I do agree with Prosser on the note that a lot of the points being made in the lawsuit aren’t exactly Apple’s fault. Apple didn’t cause the failures of past competitor products; most of those products simply weren’t good or advertised aptly. iMessage was created as a way to bypass carrier texting fees and make for a free and more personalized way to communicate from iPhone to iPhone. It’s not their fault that text messaging was, and continues to be, simply terrible. Sure, not allowing any way to use iMessage across platforms is an annoyance. Making normal, non-iMessage messages look and function noticeably worse on iPhones is also an annoyance (and a bit brazen). But iMessage is a feature for iPhones, just like how Google’s “Material You” is a feature UI design language by Google. Apple doesn’t need to allow something they’ve created, something that doesn’t take away texting as a whole, to be available on competitor platforms. Is it a little anti-consumer? Sure. Do I wish I could reply to the iMessage I just received from a friend on the Chromebook I’m typing on? You bet. But as a company, they don’t need to do that. It’s also not Apple’s fault that a company like Nothing hasn’t been able to penetrate the U.S market. Just like how it isn’t Samsung’s fault that they have a near 70% smartphone market share in Korea, compared to Apple’s 27%.
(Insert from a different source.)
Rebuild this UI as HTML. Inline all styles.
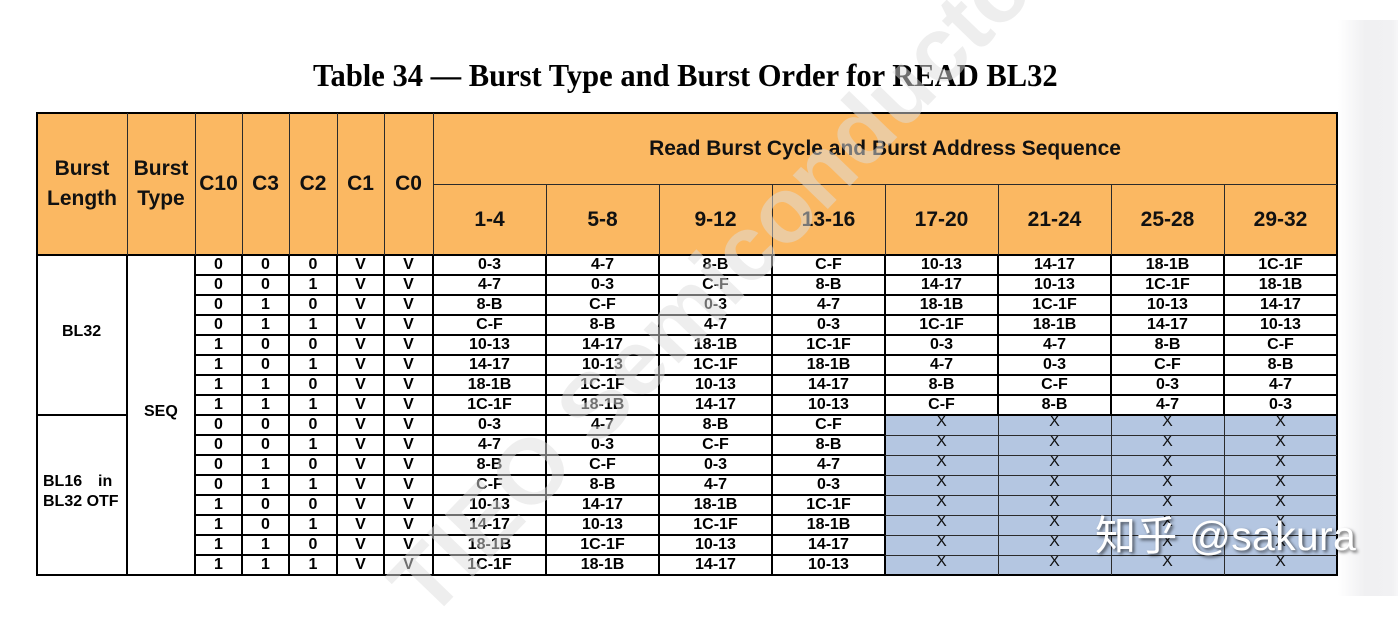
<!DOCTYPE html>
<html>
<head>
<meta charset="utf-8">
<style>
html,body{margin:0;padding:0;}
body{width:1398px;height:596px;overflow:hidden;position:relative;background:#fff;font-family:"Liberation Sans",Arial,sans-serif;}
.bg{position:absolute;}
.l{position:absolute;background:#000;}
.lt{position:absolute;background:#2b2b2b;}
.t{position:absolute;display:flex;align-items:center;justify-content:center;text-align:center;font-weight:bold;color:#111;}
.h{font-size:21px;}
.row{position:absolute;left:195px;height:20px;display:grid;grid-template-columns:47px 47px 48px 47px 49px repeat(8,113px);font-size:16px;font-weight:bold;line-height:20px;text-align:center;color:#000;}
.x{font-weight:normal;position:relative;top:-3px;color:#111;}
.lab{position:absolute;font-size:16px;font-weight:bold;line-height:20px;color:#000;white-space:pre;}
</style>
</head>
<body>
<!-- right gray strip -->
<div class="bg" style="left:1338px;top:20px;width:60px;height:576px;background:linear-gradient(to right,rgba(241,241,243,0) 0,#f0f0f2 45%,#f1f1f3 90%,#f7f7f8 100%);"></div>

<!-- title -->
<div style="position:absolute;left:313px;top:59px;font-family:'Liberation Serif','Times New Roman',serif;font-weight:bold;font-size:32px;line-height:32px;color:#000;white-space:nowrap;transform:scaleX(0.954);transform-origin:0 50%;">Table 34 — Burst Type and Burst Order for READ BL32</div>

<!-- backgrounds -->
<div class="bg" style="left:37px;top:113px;width:1300px;height:142px;background:#fbb862;"></div>
<div class="bg" style="left:885px;top:415px;width:452px;height:160px;background:#b4c6e1;"></div>

<!-- header text -->
<div class="t h" style="left:37px;top:113px;width:90px;height:142px;line-height:30px;">Burst<br>Length</div>
<div class="t h" style="left:127px;top:113px;width:68px;height:142px;line-height:30px;">Burst<br>Type</div>
<div class="t h" style="left:195px;top:113px;width:47px;height:142px;">C10</div>
<div class="t h" style="left:242px;top:113px;width:47px;height:142px;">C3</div>
<div class="t h" style="left:289px;top:113px;width:48px;height:142px;">C2</div>
<div class="t h" style="left:337px;top:113px;width:47px;height:142px;">C1</div>
<div class="t h" style="left:384px;top:113px;width:49px;height:142px;">C0</div>
<div class="t h" style="left:433px;top:113px;width:904px;height:71px;">Read Burst Cycle and Burst Address Sequence</div>
<div class="t h" style="left:433px;top:184px;width:113px;height:71px;">1-4</div>
<div class="t h" style="left:546px;top:184px;width:113px;height:71px;">5-8</div>
<div class="t h" style="left:659px;top:184px;width:113px;height:71px;">9-12</div>
<div class="t h" style="left:772px;top:184px;width:113px;height:71px;">13-16</div>
<div class="t h" style="left:885px;top:184px;width:113px;height:71px;">17-20</div>
<div class="t h" style="left:998px;top:184px;width:113px;height:71px;">21-24</div>
<div class="t h" style="left:1111px;top:184px;width:113px;height:71px;">25-28</div>
<div class="t h" style="left:1224px;top:184px;width:113px;height:71px;">29-32</div>

<!-- left labels -->
<div class="lab" style="left:62px;top:322px;">BL32</div>
<div class="lab" style="left:144px;top:402px;">SEQ</div>
<div class="lab" style="left:43px;top:472px;">BL16</div>
<div class="lab" style="left:98px;top:472px;">in</div>
<div class="lab" style="left:43px;top:492px;">BL32 OTF</div>

<!-- data rows -->
<div class="row" style="top:255px;"><span>0</span><span>0</span><span>0</span><span>V</span><span>V</span><span>0-3</span><span>4-7</span><span>8-B</span><span>C-F</span><span>10-13</span><span>14-17</span><span>18-1B</span><span>1C-1F</span></div>
<div class="row" style="top:275px;"><span>0</span><span>0</span><span>1</span><span>V</span><span>V</span><span>4-7</span><span>0-3</span><span>C-F</span><span>8-B</span><span>14-17</span><span>10-13</span><span>1C-1F</span><span>18-1B</span></div>
<div class="row" style="top:295px;"><span>0</span><span>1</span><span>0</span><span>V</span><span>V</span><span>8-B</span><span>C-F</span><span>0-3</span><span>4-7</span><span>18-1B</span><span>1C-1F</span><span>10-13</span><span>14-17</span></div>
<div class="row" style="top:315px;"><span>0</span><span>1</span><span>1</span><span>V</span><span>V</span><span>C-F</span><span>8-B</span><span>4-7</span><span>0-3</span><span>1C-1F</span><span>18-1B</span><span>14-17</span><span>10-13</span></div>
<div class="row" style="top:335px;"><span>1</span><span>0</span><span>0</span><span>V</span><span>V</span><span>10-13</span><span>14-17</span><span>18-1B</span><span>1C-1F</span><span>0-3</span><span>4-7</span><span>8-B</span><span>C-F</span></div>
<div class="row" style="top:355px;"><span>1</span><span>0</span><span>1</span><span>V</span><span>V</span><span>14-17</span><span>10-13</span><span>1C-1F</span><span>18-1B</span><span>4-7</span><span>0-3</span><span>C-F</span><span>8-B</span></div>
<div class="row" style="top:375px;"><span>1</span><span>1</span><span>0</span><span>V</span><span>V</span><span>18-1B</span><span>1C-1F</span><span>10-13</span><span>14-17</span><span>8-B</span><span>C-F</span><span>0-3</span><span>4-7</span></div>
<div class="row" style="top:395px;"><span>1</span><span>1</span><span>1</span><span>V</span><span>V</span><span>1C-1F</span><span>18-1B</span><span>14-17</span><span>10-13</span><span>C-F</span><span>8-B</span><span>4-7</span><span>0-3</span></div>
<div class="row" style="top:415px;"><span>0</span><span>0</span><span>0</span><span>V</span><span>V</span><span>0-3</span><span>4-7</span><span>8-B</span><span>C-F</span><span class="x">X</span><span class="x">X</span><span class="x">X</span><span class="x">X</span></div>
<div class="row" style="top:435px;"><span>0</span><span>0</span><span>1</span><span>V</span><span>V</span><span>4-7</span><span>0-3</span><span>C-F</span><span>8-B</span><span class="x">X</span><span class="x">X</span><span class="x">X</span><span class="x">X</span></div>
<div class="row" style="top:455px;"><span>0</span><span>1</span><span>0</span><span>V</span><span>V</span><span>8-B</span><span>C-F</span><span>0-3</span><span>4-7</span><span class="x">X</span><span class="x">X</span><span class="x">X</span><span class="x">X</span></div>
<div class="row" style="top:475px;"><span>0</span><span>1</span><span>1</span><span>V</span><span>V</span><span>C-F</span><span>8-B</span><span>4-7</span><span>0-3</span><span class="x">X</span><span class="x">X</span><span class="x">X</span><span class="x">X</span></div>
<div class="row" style="top:495px;"><span>1</span><span>0</span><span>0</span><span>V</span><span>V</span><span>10-13</span><span>14-17</span><span>18-1B</span><span>1C-1F</span><span class="x">X</span><span class="x">X</span><span class="x">X</span><span class="x">X</span></div>
<div class="row" style="top:515px;"><span>1</span><span>0</span><span>1</span><span>V</span><span>V</span><span>14-17</span><span>10-13</span><span>1C-1F</span><span>18-1B</span><span class="x">X</span><span class="x">X</span><span class="x">X</span><span class="x">X</span></div>
<div class="row" style="top:535px;"><span>1</span><span>1</span><span>0</span><span>V</span><span>V</span><span>18-1B</span><span>1C-1F</span><span>10-13</span><span>14-17</span><span class="x">X</span><span class="x">X</span><span class="x">X</span><span class="x">X</span></div>
<div class="row" style="top:555px;"><span>1</span><span>1</span><span>1</span><span>V</span><span>V</span><span>1C-1F</span><span>18-1B</span><span>14-17</span><span>10-13</span><span class="x">X</span><span class="x">X</span><span class="x">X</span><span class="x">X</span></div>

<!-- outer border -->
<div class="l" style="left:36px;top:112px;width:1302px;height:2px;"></div>
<div class="l" style="left:36px;top:254px;width:1302px;height:2px;"></div>
<div class="l" style="left:36px;top:574px;width:1302px;height:2px;"></div>
<div class="l" style="left:36px;top:112px;width:2px;height:464px;"></div>
<div class="l" style="left:1336px;top:112px;width:2px;height:464px;"></div>

<!-- header inner lines -->
<div class="lt" style="left:433px;top:184px;width:904px;height:1px;"></div>
<div class="lt" style="left:127px;top:113px;width:1px;height:142px;"></div>
<div class="lt" style="left:195px;top:113px;width:1px;height:142px;"></div>
<div class="lt" style="left:242px;top:113px;width:1px;height:142px;"></div>
<div class="lt" style="left:289px;top:113px;width:1px;height:142px;"></div>
<div class="lt" style="left:337px;top:113px;width:1px;height:142px;"></div>
<div class="lt" style="left:384px;top:113px;width:1px;height:142px;"></div>
<div class="lt" style="left:433px;top:113px;width:1px;height:142px;"></div>
<div class="lt" style="left:546px;top:184px;width:1px;height:71px;"></div>
<div class="lt" style="left:659px;top:184px;width:1px;height:71px;"></div>
<div class="lt" style="left:772px;top:184px;width:1px;height:71px;"></div>
<div class="lt" style="left:885px;top:184px;width:1px;height:71px;"></div>
<div class="lt" style="left:998px;top:184px;width:1px;height:71px;"></div>
<div class="lt" style="left:1111px;top:184px;width:1px;height:71px;"></div>
<div class="lt" style="left:1224px;top:184px;width:1px;height:71px;"></div>

<!-- data vertical lines -->
<div class="l" style="left:126px;top:255px;width:2px;height:320px;"></div>
<div class="l" style="left:194px;top:255px;width:2px;height:320px;"></div>
<div class="l" style="left:241px;top:255px;width:2px;height:320px;"></div>
<div class="l" style="left:288px;top:255px;width:2px;height:320px;"></div>
<div class="l" style="left:336px;top:255px;width:2px;height:320px;"></div>
<div class="l" style="left:383px;top:255px;width:2px;height:320px;"></div>
<div class="l" style="left:432px;top:255px;width:2px;height:320px;"></div>
<div class="l" style="left:545px;top:255px;width:2px;height:320px;"></div>
<div class="l" style="left:658px;top:255px;width:2px;height:320px;"></div>
<div class="l" style="left:771px;top:255px;width:2px;height:320px;"></div>
<div class="l" style="left:884px;top:255px;width:2px;height:320px;"></div>
<div class="l" style="left:997px;top:255px;width:2px;height:160px;"></div>
<div class="l" style="left:1110px;top:255px;width:2px;height:160px;"></div>
<div class="l" style="left:1223px;top:255px;width:2px;height:160px;"></div>
<div class="lt" style="left:998px;top:415px;width:1px;height:160px;"></div>
<div class="lt" style="left:1111px;top:415px;width:1px;height:160px;"></div>
<div class="lt" style="left:1224px;top:415px;width:1px;height:160px;"></div>

<!-- data horizontal lines -->
<div class="l" style="left:195px;top:274px;width:1142px;height:2px;"></div>
<div class="l" style="left:195px;top:294px;width:1142px;height:2px;"></div>
<div class="l" style="left:195px;top:314px;width:1142px;height:2px;"></div>
<div class="l" style="left:195px;top:334px;width:1142px;height:2px;"></div>
<div class="l" style="left:195px;top:354px;width:1142px;height:2px;"></div>
<div class="l" style="left:195px;top:374px;width:1142px;height:2px;"></div>
<div class="l" style="left:195px;top:394px;width:1142px;height:2px;"></div>
<div class="l" style="left:37px;top:414px;width:90px;height:2px;"></div>
<div class="l" style="left:195px;top:414px;width:1142px;height:2px;"></div>
<div class="l" style="left:195px;top:434px;width:690px;height:2px;"></div>
<div class="l" style="left:195px;top:454px;width:690px;height:2px;"></div>
<div class="l" style="left:195px;top:474px;width:690px;height:2px;"></div>
<div class="l" style="left:195px;top:494px;width:690px;height:2px;"></div>
<div class="l" style="left:195px;top:514px;width:690px;height:2px;"></div>
<div class="l" style="left:195px;top:534px;width:690px;height:2px;"></div>
<div class="l" style="left:195px;top:554px;width:690px;height:2px;"></div>
<div class="lt" style="left:885px;top:435px;width:452px;height:1px;"></div>
<div class="lt" style="left:885px;top:455px;width:452px;height:1px;"></div>
<div class="lt" style="left:885px;top:475px;width:452px;height:1px;"></div>
<div class="lt" style="left:885px;top:495px;width:452px;height:1px;"></div>
<div class="lt" style="left:885px;top:515px;width:452px;height:1px;"></div>
<div class="lt" style="left:885px;top:535px;width:452px;height:1px;"></div>
<div class="lt" style="left:885px;top:555px;width:452px;height:1px;"></div>

<!-- diagonal watermark -->
<div style="position:absolute;left:268px;top:227px;font-family:'Liberation Sans',Arial,sans-serif;font-weight:bold;font-size:92px;line-height:92px;white-space:nowrap;color:rgba(222,222,222,0.5);transform:rotate(-46deg);transform-origin:50% 50%;">TIEO Semiconductor</div>

<!-- zhihu watermark -->
<div style="position:absolute;left:1095px;top:512px;font-family:'Liberation Sans','Noto Sans CJK SC',sans-serif;font-size:41px;line-height:48px;letter-spacing:0.3px;color:#fff;white-space:nowrap;text-shadow:2px 2px 3px rgba(0,0,0,0.6);">知乎 @sakura</div>
</body>
</html>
Apple’s identity has always been about creating an experience that is idiosyncratically “Apple.” As such, many of their practices are absolutely anti-consumer that push users to engage with, and be locked into, their ecosystem. Some of these practices also, if not regulated, definitely do err on the side of breaking antitrust laws; particularly Apple’s relationships with developers as well as their stubbornness in having their products not be compatible with third-party applications. However, some things are simply the results of their ever-growing popularity and cult-like loyalists. So if you want to point your pitchforks at anybody, do so at their marketing department. And maybe show a U.S teenager something that isn’t an iPhone.